Tuesday, 31 May 2011
Spreading ignorance or democracy through the web
If you were passing through Hoxton’s “silicon roundabout” last Friday and wondered why the traffic was a little easier than usual, it could have been because a good number of the folk that may well frequent such parts had cycled over to the Institute of Mechanical Engineers, Westminster, to attend a debate organised by those good folks at Demos and the Open Society Institute. Billed “Through a web darkly: does the internet spread democracy or ignorance?” the event was chaired by Ben Hammersley (Editor-at-large of Wired UK and founder of the Campus Party,) and featured Evgeny Morozov (author of “The Net Delusion: The Dark Side of Freedom and the Internet”), Dan Hind and Tom Chatfield.
All of these guys have got pretty extensive internet profiles, so I won’t comment on their credentials. Some of the points raised were very interesting, and ones which I need to think about in some depth. Evgeny made the simple point about behavioural advertising - that, thanks to algorithm techniques, the web becomes more a personalised, we are more frequently directed to information that we agree with, but is this leading to the politicisation of defaults?
He also remarked that the Government’s transparency agenda is somewhat flawed in that we will never be able to get all of the relevant information on the internet, but this is leading to a problem with rise of the conspiracy theorists, who will always be able to point to the absence of some information to establish a convincing narrative that they affirm too, but which may be well off the actual truth.
In terms of the technical ease with which rumours can be translated into fact, it’s now probably far cheaper to hire a team of 100 bloggers to create noise potential America presidential candidates can appear to be doing quite well among the electorate, despite their obvious lack of political gravitas.
Dan Hind supplied my favourite quote of the afternoon though, which was a chant that he had picked up being shouted by the protesters in Tahrir Square in Egypt during the recent civil uprising which led to the demise of former President Mubarak in February. A small group were heard to chant: We are the girls who chat to the boys on Facebook. For them, freedom was being able to admit an activity that was forbidden. The little things we take for granted in the UK, yet freedoms not yet properly won everywhere. And no, that's not them chanting that chant in the image. These girls are obviously protesting about something much more acceptable to whoever is reading this. So there's no need for members of the Egyptian army to arrest them and require them to undergo virginity checks.

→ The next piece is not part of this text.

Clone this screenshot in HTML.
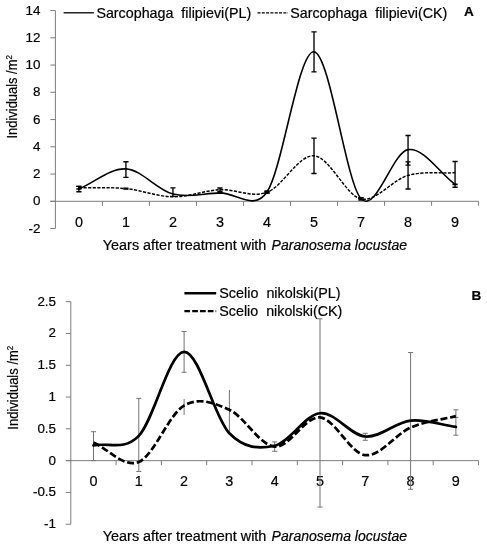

Politics even entered sport and the football terraces. (Well, fancy that, I hear you exclaim). At one international match, the Tunisian football supporters were heard to tease their Egyptian counterparts for not getting rid of their dictator fast enough; We’ve got rid of ours, so why haven’t you got rid of yours? was the refrain.
Dan also made the point that the Egyptian authorities made the fatal mistake, during the uprising, of closing down the national broadcasting media - which resulted in people coming out into the streets for their news, and passing on news and current affairs stories in a way that could not be contained - so given similar circumstances in Blighty, I doubt that the BBC Trust will react by pulling the plug on Radio 4. We’ll be allowed to remain indoors to keep up with The Archers and Eastenders. No roaming the streets for us.
Tom Chatfield considered that, given that the internet really is only about 600 weekends old, we still have some way to travel before social mores have fully developed. But my, hasn’t it come far! Wiki leaks and Twitter may be bouncing around like stroppy adolescents, causing a bit of a rumble in the legal jungle, but time will tell. It may not be that long before someone (or something) tames these delinquents.
After all, getting down to the basics, what do we really need from Governments?
Most of us don’t need much more democracy (if that’s what you call it.)
Most of us would be perfectly happy with bread and circuses.
It was good enough for most of the Romans, and I’m sure it will be good enough for the most of us.
Well do Demos for such a thought-provoking session. There may be more in this series- and if so I’ll try and attend them.